Everyone seemingly getting mad about systemd adding a completely optional date of birth field to user records that is, in reality, only ever going to be filled in on the machines of children administered by parents who want such restrictions enforced, perhaps on machines administered by schools, or by people who want their computer to wish them a happy birthday.

@erincandescent "only ever going to be filled in on the machines of children administered by parents who want such restrictions enforced"

You say this as if it's not a huge problem in itself. We should not be building or shipping tools for abusive parents to use to surveil or control their children.

@dalias abusive parents will surveil and control their children whatever you do. Honestly if some of these parents decide to leave things up to the government (which is on average midly conservative) instead of themselves (which is quite often incredibly conservative) it might even be a net win

@erincandescent That doesn't justify being part to it and essentially forcing distros to ship an abuse-mechanism unless they actively patch it out (thereby having to make a highly charged political statement).

Yes a determined parent with technological know-how can always find a way to put such malware onto their child's machine. We should not be making it an out-of-the-box feature of "Linux".

@dalias A date of birth field in a user information record is an abuse mechanism?

RE: https://social.treehouse.systems/@mgorny/116274748222570834

@erincandescent Combined with other things, yes. See for example:

@erincandescent Right now, there is no standard place for a DOB field to be stored or for applications to know how to access that information or use it to enforce rules blocking access to information.

By creating standard places to store it and standard APIs to access it, you setup the infrastructure needed for these abuses to be something available out-of-the-box rather than requiring a ton of custom hackery by the abuser to setup.

@dalias i’m not sure what your actual argument is here.

Is it

  • “We shouldn’t provide parental controls because instead of using them responsibly to give children access to developmentally appropriate things they’ll abuse them to restrict what they can see”, or
  • “We shouldn’t provide parental controls because instead it should be the responsibility of those same abusive parents to watch over what their children are doing”, or
  • “We shouldn’t provide a system level age restrictions API because the parent might provide an accurate age to the relatively trustworthy computer (which will inevitably result in them providing it to relatively untrustwothy apps instead)”, or
  • “There is absolutley nothing harmful to children available on the internet and we should just provide them 100% unrestricted unmonitored access without age gates of any kind”?
@erincandescent @dalias

Parental controls imply giving a parent control over what the child sees.

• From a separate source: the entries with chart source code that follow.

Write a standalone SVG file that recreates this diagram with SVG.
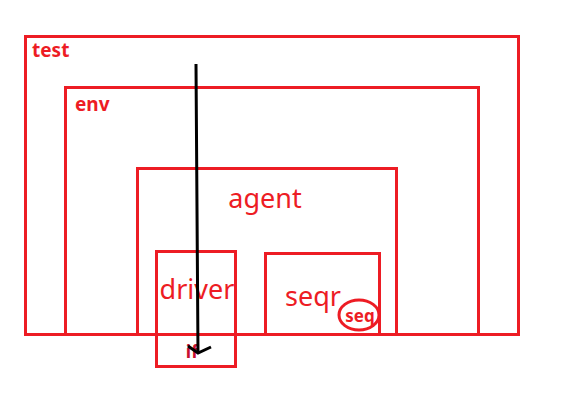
<svg xmlns="http://www.w3.org/2000/svg" width="582" height="416" viewBox="0 0 582 416">
<style>
.box{fill:none;stroke:#ED1C24;stroke-width:3}
.big{font-family:"Noto Sans","Open Sans",sans-serif;font-size:27px;fill:#ED1C24}
.small{font-family:"Noto Sans","Open Sans",sans-serif;font-size:17px;font-weight:bold;fill:#ED1C24}
.label{font-size:19px}
.wire{fill:none;stroke:#000;stroke-width:3}
</style>
<rect width="582" height="416" fill="#fff"/>
<g id="test"><rect class="box" x="25.5" y="36.5" width="493" height="298"/><text class="small label" x="32" y="57">test</text></g>
<g id="env"><rect class="box" x="65.5" y="87.5" width="413" height="247"/><text class="small label" x="75" y="111">env</text></g>
<g id="agent"><rect class="box" x="137.5" y="168.5" width="259" height="166"/><text class="big" x="265" y="208" text-anchor="middle">agent</text></g>
<g id="driver"><rect class="box" x="156.5" y="251.5" width="79" height="115"/><text class="big" x="197" y="299" text-anchor="middle">driver</text></g>
<g id="seqr"><rect class="box" x="265.5" y="253.5" width="114" height="81"/><text class="big" x="313" y="306" text-anchor="middle">seqr</text></g>
<g id="seq"><ellipse class="box" cx="359" cy="315" rx="20" ry="15"/><text class="small" x="360" y="322" text-anchor="middle">seq</text></g>
<g id="if"><text x="192" y="358" text-anchor="middle" font-family="Noto Sans,sans-serif" font-size="18" font-weight="bold" fill="#C8102E">if</text></g>
<g id="connectors">
<polyline class="wire" points="196,64 196.5,137 198,353"/>
<polyline class="wire" points="188,346 198,353 211,347"/>
</g>
</svg>
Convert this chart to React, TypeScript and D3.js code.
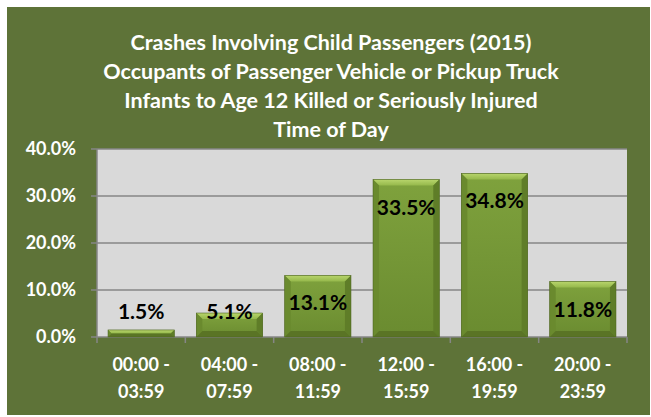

This goes in the direction of taking that control away and giving it to the law and whoever runs the service a young fellow is interacting with.

@robryk @erincandescent No, the direction we've always had is that *nobody has control* except someone who's hovering over them.

Government - pushed by industry, who wants to shed legal liability for the harms they are encouraging and amplifying on their platforms - is attempting to force us to participate in building a system of parental controls that's always there.

On top of that being bad enough in itself, it's a requirement they could change into "governmental controls" whenever they like.

@dalias @robryk Can you tell me which industry is pushing for social media bans for under (insert jurisdiction dependent age here)s? Because it surely can’t be the social media industry which stands only to lose users from this and I can’t see anyone else who is at all affected by this

@erincandescent @robryk Seriously? You think this agenda just popped up worldwide all the sudden without someone funding it all? 🙄

The receipts purporting to pin it on Facebook haven't been verified yet, but I thought it was widely understood that they're doing this to avoid blanket bans, hoping instead of herd underage users onto reduced-harm versions of their platforms while keeping all the maximal-harm stuff in place for adult users.

@dalias @robryk This popped up all of a sudden? It’s been building slowly for years now. It’s a long term political trend if you read the news.

I don’t think social media bans will actually do anything useful. I also think that it’s hard to think of any regulation that would mitigate the real harms here and not just open a different can of worms.

I mean, except for maybe legislating the abolition of Meta Platforms Inc and all associated companies.

@erincandescent @dalias @robryk It's likely less of "we really care about age info" and more "we care about liability and we want biometric data as it's just generally useful"

combined with

"the us government in this particular instance isn't supposed to collect this data and share it widely between departments /but it can buy it from third parties just fine/" kind of silliness

(disclaimer: I work at FB. I have no idea of what's actually going on internally here.)